Thermodynamic quantum critical behavior of the Kondo necklace model

We obtain the phase diagram and thermodynamic behavior of the Kondo necklace model for arbitrary dimensions $d$ using a representation for the localized and conduction electrons in terms of local Kondo singlet and triplet operators. A decoupling scheme on the double time Green's functions yields the dispersion relation for the excitations of the system. We show that in $d\geq 3$ there is an antiferromagnetically ordered state at finite temperatures terminating at a quantum critical point (QCP).

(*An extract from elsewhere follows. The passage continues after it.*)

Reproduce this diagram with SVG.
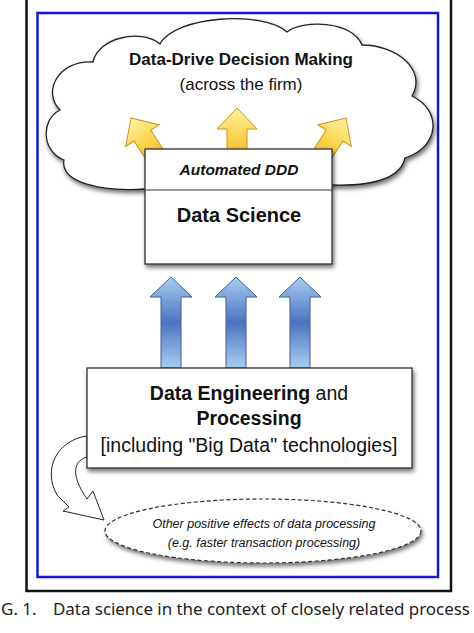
<svg xmlns="http://www.w3.org/2000/svg" width="474" height="633" viewBox="0 0 474 633">
<defs>
<style>
.t{font-family:"Liberation Sans",Arial,sans-serif;fill:#111;text-anchor:middle}
.b{font-weight:bold}
.i{font-style:italic}
.box{fill:#fff;stroke:#333;stroke-width:1.3}
.cap{font-family:"Noto Sans","Open Sans",sans-serif;font-size:17px;fill:#222}
</style>
<filter id="sh" x="-10%" y="-10%" width="130%" height="140%">
<feDropShadow dx="1.5" dy="3" stdDeviation="2" flood-color="#000" flood-opacity="0.55"/>
</filter>
<linearGradient id="yg" x1="0" y1="0" x2="0" y2="1">
<stop offset="0" stop-color="#fff0a0"/>
<stop offset="0.5" stop-color="#fbd24a"/>
<stop offset="1" stop-color="#f2a81c"/>
</linearGradient>
<linearGradient id="bg" x1="0" y1="0" x2="0" y2="1">
<stop offset="0" stop-color="#a8cdf0"/>
<stop offset="0.5" stop-color="#4c74c2"/>
<stop offset="1" stop-color="#a8cdf0"/>
</linearGradient>
<path id="ya" d="M0,0 L20,21 L10,21 L10,60 L-10,60 L-10,21 L-20,21 Z" fill="url(#yg)" stroke="#c8941c" stroke-width="1"/>
<path id="ba" d="M0,0 L21,20 L10,20 L10,91 L-10,91 L-10,20 L-21,20 Z" fill="url(#bg)" stroke="#3c5f98" stroke-width="1"/>
</defs>
<rect width="474" height="633" fill="#fff"/>
<rect x="26.5" y="-5" width="424.5" height="596" fill="none" stroke="#111" stroke-width="2.5"/>
<rect x="37.5" y="13" width="400.5" height="564" fill="none" stroke="#1616e0" stroke-width="2.5"/>

<g id="cloud">
<path filter="url(#sh)" d="M145,189 C100,192 60,182 64,160 C42,152 40,120 60,110 C42,92 58,60 93,62 C98,38 140,28 160,44 C175,16 262,10 287,32 C302,20 352,20 362,45 C397,45 427,70 412,96 C442,110 440,147 405,158 C400,180 370,186 332,185 Z" fill="#fff" stroke="#222" stroke-width="1.3"/>
<text class="t b" x="241" y="65" font-size="17">Data-Drive Decision Making</text>
<text class="t" x="241" y="90" font-size="17">(across the firm)</text>
</g>

<g id="connectors">
<use href="#ya" transform="translate(131,118) rotate(-33)"/>
<use href="#ya" transform="translate(237,108)"/>
<use href="#ya" transform="translate(346,118) rotate(33)"/>
<use href="#ba" transform="translate(171,277)"/>
<use href="#ba" transform="translate(236,277)"/>
<use href="#ba" transform="translate(300,277)"/>
<path d="M87,436 C58,440 42,468 57,495 L69,507 L63,511 L104,520 L93,491 L87,499 C75,482 69,462 87,457 Z" fill="#fff" stroke="#222" stroke-width="1"/>
</g>

<g id="data-science">
<rect class="box" x="145" y="149" width="187" height="115" filter="url(#sh)"/>
<line x1="145" y1="190" x2="332" y2="190" stroke="#333" stroke-width="1.2"/>
<text class="t b i" x="239" y="175" font-size="15.5">Automated DDD</text>
<text class="t b" x="239" y="222" font-size="20">Data Science</text>
</g>

<g id="data-engineering">
<rect class="box" x="87" y="368" width="325" height="100" filter="url(#sh)"/>
<text class="t" x="249" y="400" font-size="19.5"><tspan font-weight="bold">Data Engineering</tspan> and</text>
<text class="t b" x="249" y="425" font-size="19.5">Processing</text>
<text class="t" x="249" y="452" font-size="19.5">[including "Big Data" technologies]</text>
</g>

<g id="other-effects">
<ellipse cx="263" cy="531" rx="158" ry="32" fill="#fff" stroke="#333" stroke-width="1.2" stroke-dasharray="4,2.5" filter="url(#sh)"/>
<text class="t i" x="264" y="528" font-size="12.5">Other positive effects of data processing</text>
<text class="t i" x="264" y="547" font-size="12.5">(e.g. faster transaction processing)</text>
</g>

<text class="cap" x="1" y="615">G. 1.</text>
<text class="cap" x="53" y="615" textLength="417" lengthAdjust="spacing">Data science in the context of closely related process</text>
</svg>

In 2-d, long range magnetic order occurs only at T=0. The line of Neel transitions for $d>2$ varies with the distance to the quantum critical point QCP $|g|$ as, $T_N \propto |g|^{\psi}$ where the shift exponent $\psi=1/(d-1)$. In the paramagnetic side of the phase diagram, the spin gap behaves as $\Delta\approx \sqrt{|g|}$ for $d \ge 3$ consistent with the value $z=1$ found for the dynamical critical exponent. We also find in this region a power law temperature dependence in the specific heat for $k_BT\gg\Delta$ and along the non-Fermi liquid trajectory. For $k_BT \ll\Delta$, in the so-called Kondo spin liquid phase, the thermodynamic behavior is dominated by an exponential temperature dependence.